Murphy is a very good spot-up shooter, especially behind the 3-point line.  He squares well to the basket, has a good release point and follow-through.  His size allows him to shoot over most defenders, and if not, he uses ball-fakes and jab steps well to create space.  He understands floor spacing, and he is a good option in pick-and-pop situations, especially with a point guard who can draw both defenders.  Closer to the rim, Murphy has good touch in close and is capable of finishing through contact. One area Murphy really needs to improve is using his left hand around the left side of the basket. He doesn’t look to penetrate from the perimeter often, but he will often try to force the ball to the right side so he can finish with his left.   

Free Throw Shooting

Murphy is a good free throw shooter, with a smooth routine and stroke, and good follow-through and arc.   He would probably get to the line a lot more, but he takes only 25% of his shots around the basket, leading to less contact and chances to get to the line.  Still, when he does get the ball in the low post, he does a great job drawing contact and getting a good shot off.



Post Defense

Murphy positions himself well in the post, and he uses his upper body and lower body well to put pressure on the offensive player.   His footwork has improved, but he can still be a step slow against quicker offensive players.  His lack of foot speed is helped somewhat by his ability to get low and wide and force players to go further around.   Murphy needs to work on hedging more effectively on pick-and-rolls and forcing the ballhandler to take a wide path around.  Generally, Murphy has good defensive awareness, and you can see him throughout the game directing from the back of the defense.

Perimeter Defense

Murphy doesn’t have the foot speed and lateral quickness to defend smaller, quicker players on the perimeter, but he compensates by positioning himself well while also working to force any penetration towards the help defense.  Murphy reacts well to his man’s movements, and he does a good job not falling for ball and shot fakes.  He uses his length well to close on shooters and it allows him to cover ground quickly. 

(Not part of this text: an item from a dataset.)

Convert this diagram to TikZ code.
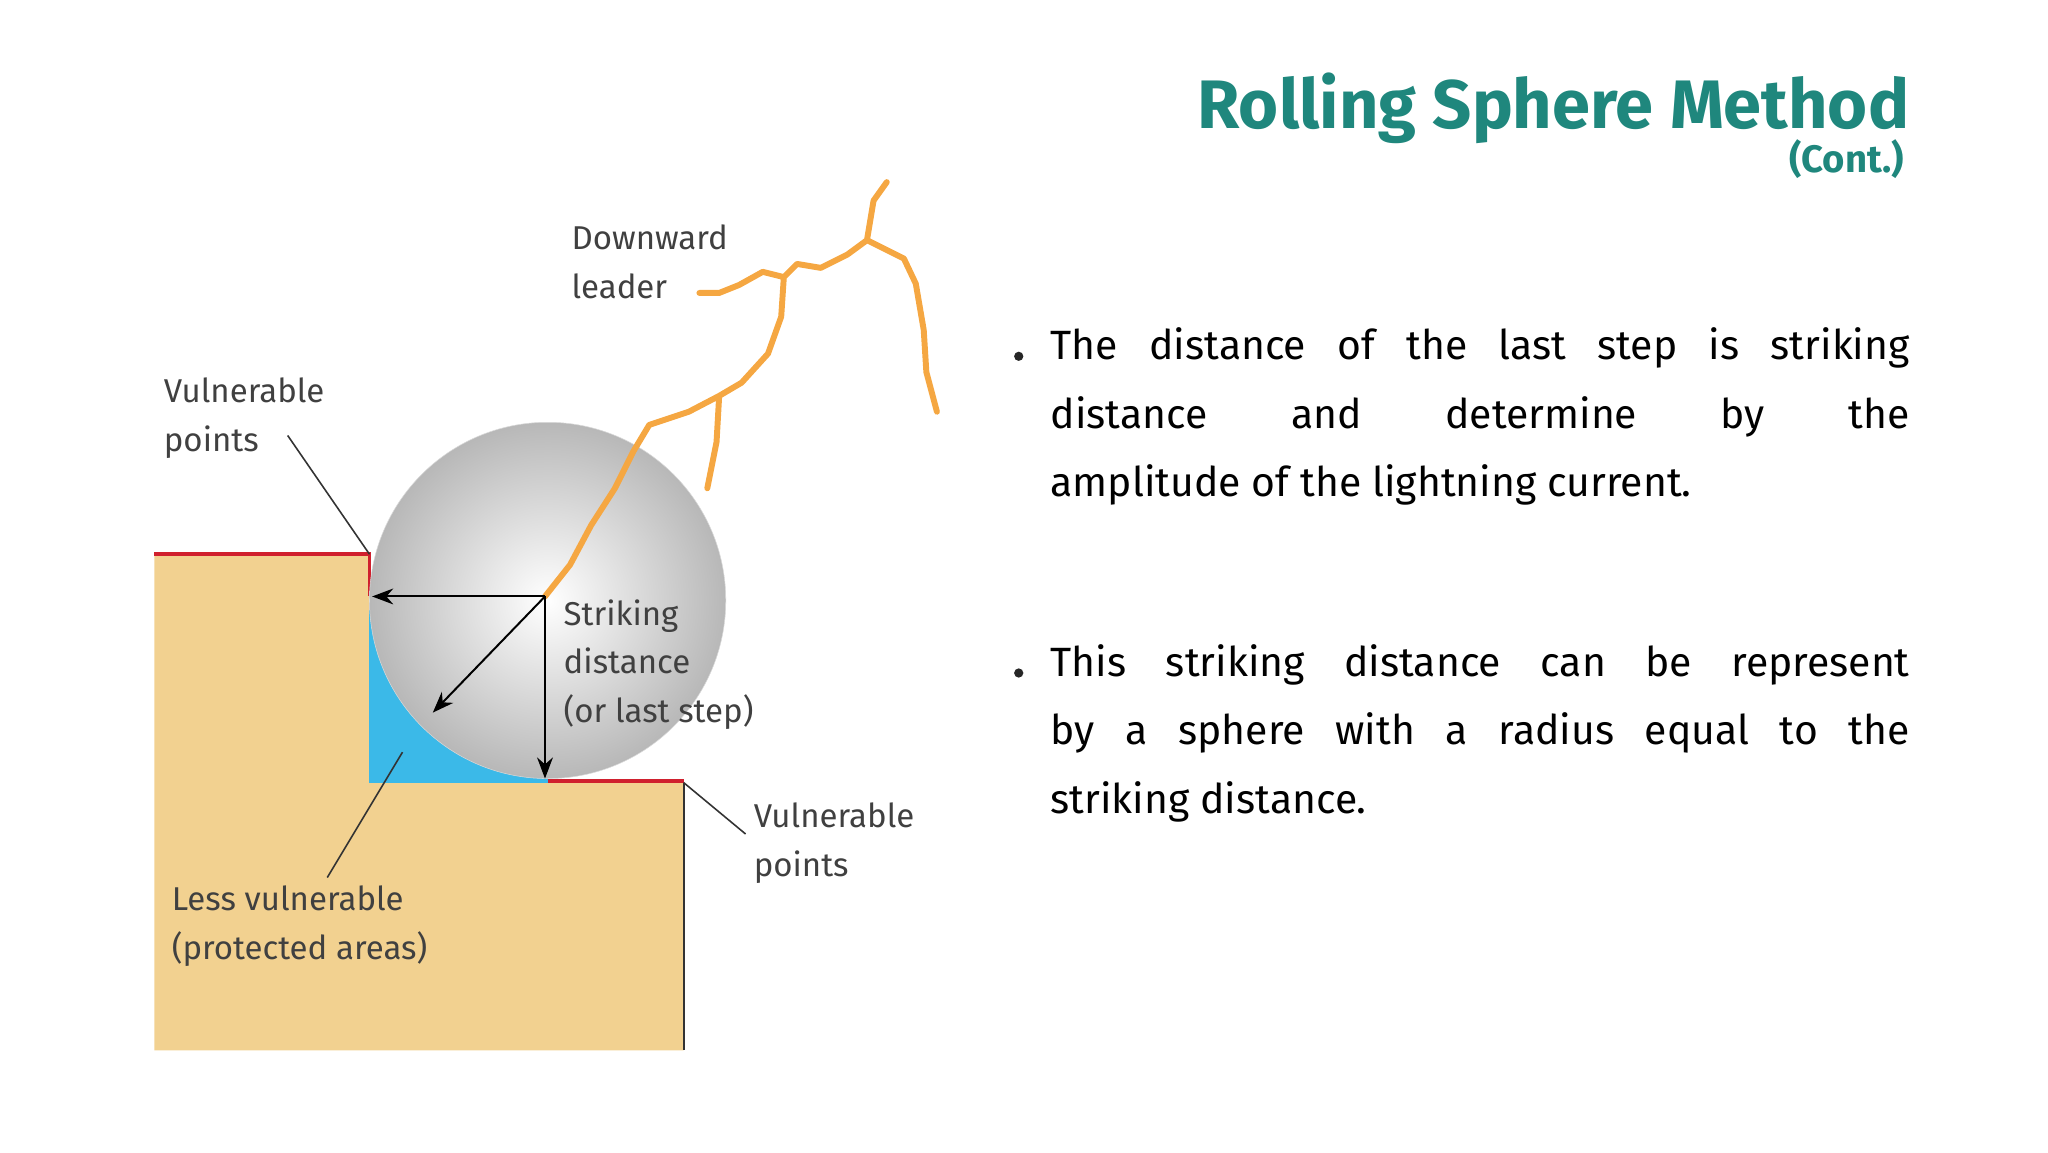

Murphy is fundamentally sound as a rebounder, but his lack of athleticism holds him back at times. He does a good job looking to box out on the shot and using his body well to seal off space.  Murphy does a good job going strong after the ball and keeping it up high, and he has become one of the better outlet passers I have seen this year. Where Murphy has problems is dealing with quick leapers who can get up and after the ball before he can put a body on them. Murphy has shown a good nose for the ball on the offensive glass when he is in position around the basket, and he does a good job watching the shot and knowing where the rebound will likely go.  


Murphy runs the floor well for his size, but don’t look for him to get out in front of everybody. Where he is at his best is as a trailer on the secondary break, spotting up behind the three point line.  


Murphy made his name as a perimeter shooter, but he has shown that he can be an effective post scorer as well. Still, his road to the NBA will come from his ability to stretch the floor and allow teams to utilize the pick-and-pop. Murphy is also an underrated defender in the post, and a decent perimeter defender in the right match-ups. There’s not a lot of flash, but he gets to open spots, knocks down open jumpers and plays hard all game. He will improve any team he plays for. 

Draft Value:  Early 2nd Round– #31-38

With some work on his quickness and defense, Murphy is ready to play at the NBA level.  He makes the most of his touches and can be used in a versatile manner.  He would be a strong pick-up for a halfcourt dominant offense that likes to use their forwards in pick-and-roll and pick-and-pop situations, or for a team with a dominant big man who needs shooters on the perimeter.